The drivers, unless they are also the owner of the vehicle, are not a part of the SACCO structure. They have no voice in its decisions and do not receive their salary from the SACCO. They only have contact with the supervisor on the stage, who registers which car arrives when, and which car is allowed to leave. Drivers gets a part of the daily profit, sometimes this is a percentage, sometimes an amount that is agreed on in advance with the owner. A number of drivers have said that they sometimes go home without any money at the end of the day, because they have to pay for gas, pay the owner, the conductor and the touts. The conductor and the touts can be seen as assistants of the matatu. The conductor drives along with the vehicle, helps people in and out the vehicle and collects the fares. The touts are stationed at the matatu stage, making sure that people get in the matatu of their SACCO instead of in one of the others (whether or not through some shouting and pushing of the customers).

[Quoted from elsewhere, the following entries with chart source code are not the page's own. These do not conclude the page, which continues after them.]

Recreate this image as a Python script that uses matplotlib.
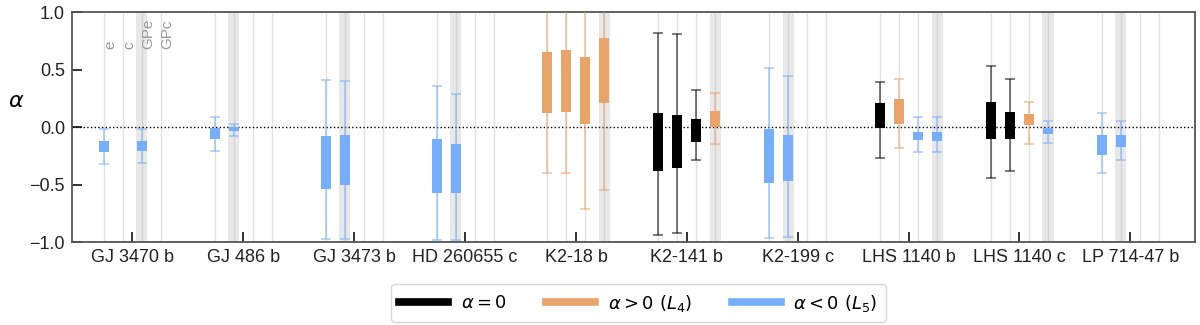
import numpy as np
import matplotlib
matplotlib.use("Agg")
import matplotlib.pyplot as plt
from matplotlib.lines import Line2D

nan = np.nan
planets = ['GJ 3470 b', 'GJ 486 b', 'GJ 3473 b', 'HD 260655 c', 'K2-18 b',
           'K2-141 b', 'K2-199 c', 'LHS 1140 b', 'LHS 1140 c', 'LP 714-47 b']
models = ['e', 'c', 'GPe', 'GPc']

# per planet, per model (e, c, GPe, GPc)
whisk_lo = [[-0.32, nan, -0.31, nan],
            [-0.21, -0.08, nan, nan],
            [-0.975, -0.97, nan, nan],
            [-0.985, -0.985, nan, nan],
            [-0.395, -0.40, -0.715, -0.55],
            [-0.935, -0.92, -0.29, -0.15],
            [-0.965, -0.955, nan, nan],
            [-0.27, -0.18, -0.22, -0.22],
            [-0.445, -0.38, -0.15, -0.135],
            [-0.395, -0.29, nan, nan]]
box_lo = [[-0.215, nan, -0.21, nan],
          [-0.10, -0.035, nan, nan],
          [-0.54, -0.50, nan, nan],
          [-0.57, -0.57, nan, nan],
          [0.12, 0.13, 0.03, 0.205],
          [-0.38, -0.36, -0.13, 0.003],
          [-0.485, -0.47, nan, nan],
          [-0.01, 0.025, -0.115, -0.125],
          [-0.105, -0.105, 0.015, -0.06],
          [-0.24, -0.17, nan, nan]]
box_hi = [[-0.125, nan, -0.12, nan],
          [-0.012, 0.0, nan, nan],
          [-0.08, -0.07, nan, nan],
          [-0.10, -0.15, nan, nan],
          [0.655, 0.67, 0.61, 0.77],
          [0.125, 0.105, 0.07, 0.14],
          [-0.02, -0.065, nan, nan],
          [0.205, 0.24, -0.04, -0.04],
          [0.215, 0.135, 0.11, -0.01],
          [-0.065, -0.065, nan, nan]]
whisk_hi = [[-0.015, nan, -0.02, nan],
            [0.09, 0.03, nan, nan],
            [0.41, 0.40, nan, nan],
            [0.355, 0.29, nan, nan],
            [1.3, 1.3, 1.3, 1.3],
            [0.815, 0.805, 0.32, 0.30],
            [0.51, 0.445, nan, nan],
            [0.395, 0.415, 0.085, 0.09],
            [0.535, 0.415, 0.22, 0.05],
            [0.12, 0.05, nan, nan]]
# 0: alpha = 0, 1: alpha > 0, -1: alpha < 0
category = [[-1, 0, -1, 0],
            [-1, -1, 0, 0],
            [-1, -1, 0, 0],
            [-1, -1, 0, 0],
            [1, 1, 1, 1],
            [0, 0, 0, 1],
            [-1, -1, 0, 0],
            [0, 1, -1, -1],
            [0, 0, 1, -1],
            [-1, -1, 0, 0]]
best_model = [2, 1, 1, 1, 3, 3, 1, 3, 3, 1]

colors = {0: 'black', 1: '#E9A46C', -1: '#78AEF8'}
labels = {0: r'$\alpha=0$', 1: r'$\alpha>0\ (L_4)$', -1: r'$\alpha<0\ (L_5)$'}

step = 0.1715
offsets = (np.arange(len(models)) - 1.5) * step

fig = plt.figure(figsize=(12, 3.25), dpi=100)
ax = fig.add_axes([0.06, 0.255, 0.936, 0.708])

tickfont = 'Liberation Sans'

for i, p in enumerate(planets):
    for j, m in enumerate(models):
        x = i + offsets[j]
        if j == best_model[i]:
            ax.axvspan(x - 0.05, x + 0.05, color='#e8e8e8', lw=0, zorder=0)
            ax.axvline(x, color='#d4d4d4', lw=1.0, zorder=0.5)
        else:
            ax.axvline(x, color='#e2e2e2', lw=1.0, zorder=0.5)
        lo = whisk_lo[i][j]
        if np.isnan(lo):
            continue
        c = colors[category[i][j]]
        q1, q3, hi = box_lo[i][j], box_hi[i][j], whisk_hi[i][j]
        mid = 0.5 * (q1 + q3)
        ax.errorbar([x], [mid], yerr=[[mid - lo], [hi - mid]], fmt='none',
                    ecolor=c, elinewidth=1.2, capsize=3.6, capthick=1.2,
                    alpha=0.6, zorder=3)
        ax.bar([x], [q3 - q1], bottom=[q1], width=0.09, color=c, lw=0,
               zorder=4)

ax.axhline(0, color='black', ls=':', lw=1.0, zorder=2)

for j, m in enumerate(models):
    ax.text(offsets[j] + 0.055, 0.68, m, rotation=90, ha='center',
            va='bottom', color='#999999', fontsize=11, family=tickfont)

ax.set_xlim(-0.545, 9.585)
ax.set_ylim(-1.0, 1.0)
ax.set_xticks(np.arange(len(planets)))
ax.set_xticklabels(planets)
ax.set_yticks([-1.0, -0.5, 0.0, 0.5, 1.0])
ax.set_yticklabels(['\u22121.0', '\u22120.5', '0.0', '0.5', '1.0'])
ax.tick_params(direction='in', length=7, width=1.3, labelsize=13,
               colors='#222222', pad=5)
for lab in ax.get_xticklabels() + ax.get_yticklabels():
    lab.set_family(tickfont)
for s in ax.spines.values():
    s.set_color('#555555')
    s.set_linewidth(1.3)

ax.set_ylabel(r'$\alpha$', rotation=0, fontsize=16)
ax.yaxis.set_label_coords(-0.05, 0.57)

handles = [Line2D([], [], color=colors[k], lw=5.5) for k in (0, 1, -1)]
fig.legend(handles, [labels[k] for k in (0, 1, -1)], loc='upper center',
           bbox_to_anchor=(0.532, 0.125), borderaxespad=0.0, ncol=3,
           fontsize=13, handlelength=2.7, handletextpad=0.7,
           columnspacing=2.2, frameon=True, fancybox=True,
           edgecolor='#cccccc', borderpad=0.45)

fig.savefig('out.png', dpi=100)
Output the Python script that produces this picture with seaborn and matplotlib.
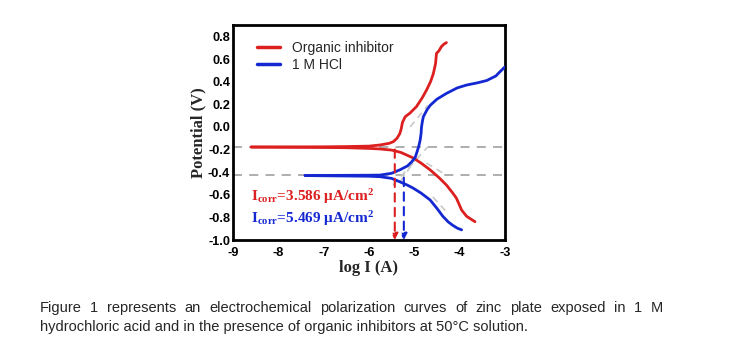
import numpy as np
import pandas as pd
import matplotlib
matplotlib.use("Agg")
import matplotlib.pyplot as plt
import seaborn as sns

# ---------------- data ----------------
red_cath_x = [-8.6, -8.0, -7.0, -6.5, -6.0, -5.76, -5.5, -5.3, -5.02, -4.85, -4.65, -4.45, -4.29, -4.15, -4.07, -3.955, -3.845, -3.75, -3.66]
red_cath_y = [-0.178, -0.18, -0.182, -0.184, -0.19, -0.195, -0.205, -0.225, -0.275, -0.32, -0.38, -0.45, -0.514, -0.585, -0.63, -0.735, -0.79, -0.815, -0.838]
red_anod_x = [-8.6, -8.0, -7.0, -6.5, -6.0, -5.76, -5.55, -5.46, -5.38, -5.32, -5.29, -5.26, -5.2, -5.1, -4.95, -4.82, -4.73, -4.64, -4.58, -4.53, -4.51, -4.46, -4.40, -4.35, -4.29]
red_anod_y = [-0.178, -0.177, -0.176, -0.174, -0.17, -0.16, -0.145, -0.13, -0.1, -0.06, -0.02, 0.04, 0.09, 0.12, 0.18, 0.26, 0.325, 0.40, 0.47, 0.56, 0.65, 0.67, 0.71, 0.73, 0.745]
blue_cath_x = [-7.41, -7.0, -6.5, -6.0, -5.76, -5.5, -5.32, -5.15, -5.03, -4.85, -4.65, -4.5, -4.37, -4.25, -4.15, -4.05, -3.955]
blue_cath_y = [-0.43, -0.432, -0.434, -0.436, -0.44, -0.455, -0.485, -0.515, -0.54, -0.585, -0.646, -0.72, -0.79, -0.84, -0.87, -0.895, -0.91]
blue_anod_x = [-7.41, -7.0, -6.5, -6.0, -5.76, -5.5, -5.32, -5.15, -5.06, -4.98, -4.95, -4.9, -4.87, -4.85, -4.84, -4.82, -4.80, -4.72, -4.65, -4.5, -4.29, -4.05, -3.845, -3.6, -3.4, -3.2, -3.11, -3.0]
blue_anod_y = [-0.43, -0.429, -0.428, -0.427, -0.426, -0.41, -0.38, -0.345, -0.31, -0.27, -0.234, -0.17, -0.117, -0.06, 0.0, 0.05, 0.09, 0.15, 0.19, 0.245, 0.296, 0.345, 0.37, 0.39, 0.41, 0.45, 0.487, 0.53]

# E_corr levels (gray dashed horizontals) and log Icorr (arrows)
ecorr_levels = [-0.176, -0.428]
arrow_x = [-5.43, -5.23]
arrow_top = [-0.2, -0.45]

# Tafel extrapolation segments: (x0, y0, x1, y1)
tafel_x0 = [-5.47, -5.09, -4.73, -4.59, -5.30]
tafel_y0 = [-0.515, 0.0, -0.32, -0.62, -0.48]
tafel_x1 = [-4.70, -4.70, -4.36, -4.29, -5.00]
tafel_y1 = [-0.176, 0.19, -0.41, -0.75, -0.30]

series_names = ["Organic inhibitor", "1 M HCl"]
icorr_texts = ["3.586", "5.469"]
xticks = [-9, -8, -7, -6, -5, -4, -3]
yticks = [0.8, 0.6, 0.4, 0.2, 0.0, -0.2, -0.4, -0.6, -0.8, -1.0]

caption1 = "Figure 1 represents an electrochemical polarization curves of zinc plate exposed in 1 M"
caption2 = "hydrochloric acid and in the presence of organic inhibitors at 50\u00b0C solution."

# ---------------- build table ----------------
frames = []
for name, branch, xs, ys in [
    (series_names[0], "rc", red_cath_x, red_cath_y),
    (series_names[0], "ra", red_anod_x, red_anod_y),
    (series_names[1], "bc", blue_cath_x, blue_cath_y),
    (series_names[1], "ba", blue_anod_x, blue_anod_y),
]:
    frames.append(pd.DataFrame({"logI": xs, "E": ys, "series": name, "branch": branch,
                                "order": range(len(xs))}))
df = pd.concat(frames, ignore_index=True)

RED = "#dc1f1f"
BLUE = "#1428d2"
GRAY = "#a8a8a8"

sns.set_style("white")
plt.rcParams["mathtext.fontset"] = "custom"
plt.rcParams["mathtext.rm"] = "Liberation Serif:bold"
plt.rcParams["mathtext.bf"] = "Liberation Serif:bold"
plt.rcParams["mathtext.it"] = "Liberation Serif:bold"

fig = plt.figure(figsize=(7.48, 3.53), dpi=100)
ax = fig.add_axes([0.3115, 0.320, 0.3635, 0.609])

# reference lines
for lv in ecorr_levels:
    ax.axhline(lv, color=GRAY, lw=1.3, ls=(0, (5, 4)), zorder=1)
for x0, y0, x1, y1 in zip(tafel_x0, tafel_y0, tafel_x1, tafel_y1):
    ax.plot([x0, x1], [y0, y1], color="#c8c8c8", lw=1.2, ls=(0, (4, 3)), zorder=1)

sns.lineplot(data=df, x="logI", y="E", hue="series", units="branch", estimator=None,
             sort=False, palette={series_names[0]: RED, series_names[1]: BLUE},
             lw=2.0, ax=ax, legend=False, zorder=3)

# icorr arrows
for xa, yt, c in zip(arrow_x, arrow_top, [RED, BLUE]):
    ax.annotate("", xy=(xa, -1.0), xytext=(xa, yt),
                arrowprops=dict(arrowstyle="-|>", color=c, lw=1.5, ls=(0, (4, 3)),
                                mutation_scale=9, shrinkA=0, shrinkB=0), zorder=4)

# Icorr texts
ax.text(-8.6, -0.615, r"I$_{\mathbf{corr}}$=" + icorr_texts[0] + r" μA/cm$^{\mathbf{2}}$",
        color=RED, fontsize=11, fontfamily="Liberation Serif", fontweight="bold", va="center")
ax.text(-8.6, -0.81, r"I$_{\mathbf{corr}}$=" + icorr_texts[1] + r" μA/cm$^{\mathbf{2}}$",
        color=BLUE, fontsize=11, fontfamily="Liberation Serif", fontweight="bold", va="center")

# legend
from matplotlib.lines import Line2D
handles = [Line2D([], [], color=RED, lw=2.5), Line2D([], [], color=BLUE, lw=2.5)]
ax.legend(handles, series_names, loc="upper left", bbox_to_anchor=(0.088, 0.925),
          frameon=False, handlelength=1.65, handletextpad=0.85, labelspacing=0.2,
          borderpad=0, borderaxespad=0, prop={"family": "Liberation Sans", "size": 10})

ax.set_xlim(-9, -3)
ax.set_ylim(-1.0, 0.9)
ax.set_xticks(xticks)
ax.set_yticks(yticks)
ax.set_xticklabels([str(t) for t in xticks])
ax.set_yticklabels([f"{t:.1f}" for t in yticks])
for lab in ax.get_xticklabels() + ax.get_yticklabels():
    lab.set_fontfamily("Liberation Sans")
    lab.set_fontweight("bold")
    lab.set_fontsize(9.2)
ax.tick_params(direction="in", length=4, width=1.5, colors="black", top=False, right=False)
ax.tick_params(axis="x", pad=5)
ax.tick_params(axis="y", pad=2)
for sp in ax.spines.values():
    sp.set_visible(True)
    sp.set_linewidth(2)
    sp.set_color("black")

ax.set_xlabel("log I (A)", fontfamily="Liberation Serif", fontweight="bold", fontsize=12, labelpad=1)
ax.set_ylabel("Potential (V)", fontfamily="Liberation Serif", fontweight="bold", fontsize=12, labelpad=1)

# caption (line 1 justified)
fig.canvas.draw()
renderer = fig.canvas.get_renderer()
W = fig.bbox.width
x_left, x_right = 40 / W, 663 / W
words = caption1.split()
texts = [fig.text(0, 0.1275, w, fontfamily="Liberation Sans", fontsize=10.5, va="center") for w in words]
widths = [t.get_window_extent(renderer).width / W for t in texts]
gap = (x_right - x_left - sum(widths)) / (len(words) - 1)
x = x_left
for t, w in zip(texts, widths):
    t.set_x(x)
    x += w + gap
fig.text(x_left, 0.0737, caption2, fontfamily="Liberation Sans", fontsize=10.5, va="center")

fig.savefig("out.png", dpi=100)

The existence of the job of the touts is based on the fierce competition between the SACCOS and the individual vehicles. When asked about challenges in the matatu business this competition is mentioned as second biggest challenge, just after the corruption. There are too many matatus operating on the same route (or too few passengers), resulting in long waiting times – unbeneficial for both customers and crew – because the vehicles only leave when full.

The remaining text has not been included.